Hellish mystery planet covered in a molten rock ocean has been identified

Scientists have identified a previously unknown type of planet beyond our solar system – one capable of storing vast quantities of sulphur deep beneath a permanent ocean of molten rock.

The study, led by scientists at University of Oxford and published in Nature Astronomy, focuses on the distant world L 98-59 d.

The planet orbits a small red dwarf star, L 98-59, around 35 light years from Earth.

Observations using the James Webb Space Telescope (JWST) and ground-based observatories suggested something unusual; despite being about 1.6 times the size of Earth, the planet has an unexpectedly low density and an atmosphere containing significant amounts of hydrogen sulphide.

Until now astronomers would typically place planets of this type into one of two categories – rocky ‘gas dwarfs’ with hydrogen atmospheres, or water-rich worlds covered by deep oceans and ice.

However, the new research indicates that L 98-59 d fits neither description. Instead, it appears to represent an entirely different class of planet dominated by heavy sulphur compounds.

Using advanced computer simulations, researchers from University of Oxford, University of Groningen, University of Leeds and ETH Zurich reconstructed the planet’s history from shortly after its formation nearly five billion years ago.

By linking telescope observations to detailed models of planetary interiors and atmospheres, the team attempted to determine what might be happening deep within the world.

Their results suggest the mantle of L 98-59 d is likely made of molten silicate – similar to lava on Earth – forming a global magma ocean stretching thousands of kilometres below the surface.

This enormous reservoir of molten rock could allow the planet to store huge amounts of sulphur within its interior over geological timescales.

It may also help the planet retain a thick hydrogen-rich atmosphere containing sulphur-bearing gases such as hydrogen sulphide (H₂S), which would otherwise gradually escape into space under the influence of X-ray radiation from its host star.

Over billions of years, chemical exchanges between the molten interior and the atmosphere appear to have shaped the world observed by astronomers today.

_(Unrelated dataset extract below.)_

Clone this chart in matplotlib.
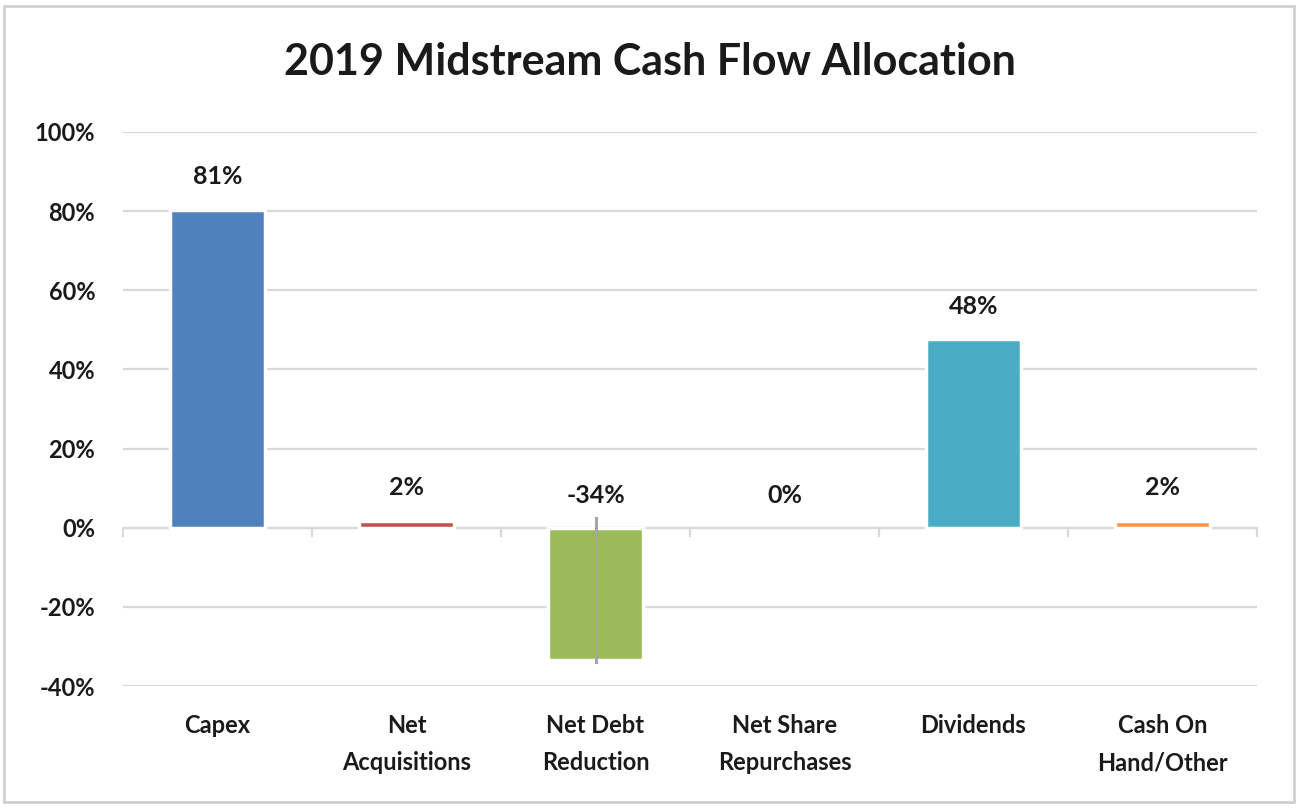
import matplotlib
matplotlib.use('Agg')
import matplotlib.pyplot as plt
from matplotlib.patches import Rectangle
import numpy as np

categories = ['Capex', 'Net\nAcquisitions', 'Net Debt\nReduction', 'Net Share\nRepurchases',
              'Dividends', 'Cash On\nHand/Other']
values = [80.4, 1.8, -33.4, 0.0, 47.6, 1.8]
labels = ['81%', '2%', '-34%', '0%', '48%', '2%']
colors = ['#4F81BD', '#C0504D', '#9BBB59', '#8064A2', '#4BACC6', '#F79646']
yticks = [-40, -20, 0, 20, 40, 60, 80, 100]
# grey vertical line drawn through the Net Debt Reduction bar
line_top = 2.5
line_bottom = -34.0

plt.rcParams['font.family'] = ['Lato', 'DejaVu Sans']

fig = plt.figure(figsize=(13, 8.08), dpi=100)
ax = fig.add_axes([123 / 1300, 122 / 808, (1257 - 123) / 1300, (686 - 132) / 808])

x = np.arange(len(categories))
edge_w = [2.5 if v != 0 else 0 for v in values]
ax.bar(x, values, width=0.5, color=colors, edgecolor='white', linewidth=edge_w, zorder=3)

ax.plot([2, 2], [line_top, line_bottom], color='#A6A6A6', linewidth=2.2, zorder=4)

for xi, v, lab in zip(x, values, labels):
    ax.annotate(lab, (xi, max(v, 0)), xytext=(0, 23.5), textcoords='offset points',
                ha='center', va='center', fontsize=18, fontweight='bold', color='#1a1a1a')

ax.set_xlim(-0.5, len(categories) - 0.5)
ax.set_ylim(-40, 100)
ax.set_yticks(yticks)
ax.set_yticklabels([f'{t}%' for t in yticks], fontsize=17, fontweight='bold', color='#1a1a1a')
ax.yaxis.grid(True, color='#D9D9D9', linewidth=1.6, zorder=0)
ax.tick_params(axis='y', length=0, pad=20)

ax.set_xticks(x)
ax.set_xticklabels(categories, fontsize=17, fontweight='bold', color='#1a1a1a', linespacing=1.75)
ax.tick_params(axis='x', length=0, pad=20)
for b in np.arange(-0.5, len(categories), 1.0):
    ax.plot([b, b], [0, -2], color='#D9D9D9', linewidth=1.6, zorder=2, clip_on=False)
ax.axhline(0, color='#D9D9D9', linewidth=1.6, zorder=2)

for s in ax.spines.values():
    s.set_visible(False)

fig.text(0.5, 1 - 62 / 808, '2019 Midstream Cash Flow Allocation', ha='center', va='center',
         fontsize=31, fontweight='bold', color='#1a1a1a')

fig.patches.append(Rectangle((4 / 1300, 6 / 808), 1290 / 1300, 796 / 808, transform=fig.transFigure,
                             fill=False, edgecolor='#D0D0D0', linewidth=2))

fig.savefig('out.png', dpi=100)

The researchers believe L 98-59 d could be the first recognised example of a broader population of gas-rich, sulphur-bearing planets sustained by long-lived magma oceans. If confirmed, it would suggest the variety of planets in our galaxy is even greater than previously thought.

Lead author Dr Harrison Nicholls, from the Department of Physics at the University of Oxford, said: “This discovery suggests that the categories astronomers currently use to describe small planets may be too simple.

“While this molten planet is unlikely to support life, it reflects the wide diversity of the worlds which exist beyond the Solar System. We may then ask: what other types of planet are waiting to be uncovered?”

Observations by the James Webb Space Telescope in 2024 indicated the presence of sulphur dioxide and other sulphur gases high in the planet’s upper atmosphere.

According to the team’s models, these gases may form when ultraviolet light from the red dwarf star L 98-59 triggers chemical reactions. At the same time, the magma ocean beneath the surface acts as a vast reservoir, storing and gradually releasing volatile gases over billions of years.

Together, these processes could explain the unusual characteristics detected by astronomers.

The simulations also suggest that L 98-59 d may initially have formed with far greater amounts of volatile material and might once have resembled a larger “sub-Neptune” planet. Over time, as it cooled and lost part of its atmosphere, it gradually shrank to its present size.

Co-author Professor Raymond Pierrehumbert, also from the University of Oxford, said: “What’s exciting is that we can use computer models to uncover the hidden interior of a planet we will never visit. Although astronomers can only measure a planet’s size, mass and atmospheric composition from afar, this research shows that it is possible to reconstruct the deep past of these alien worlds – and discover types of planets with no equivalent in our own Solar System.”

Scientists say a growing stream of data from the James Webb Space Telescope will soon be joined by observations from upcoming missions including Ariel exoplanet mission and PLATO mission.

The team plans to apply their simulations to these future observations using machine-learning techniques, in an effort to map the diversity of planets beyond the Solar System and better understand how they form and evolve.

Dr Richard Chatterjee of the University of Leeds and the University of Oxford concluded: “Our computer models simulate various planetary processes, effectively enabling us to turn back the clock and understand how this unusual rocky exoplanet, L 98-59 d, evolved.

“Hydrogen sulphide gas, responsible for the smell of rotten eggs, appears to play a starring role there. But, as always, more observations are needed to understand this planet and others like it.

“Further investigation may yet show that rather pungent planets are surprisingly common.”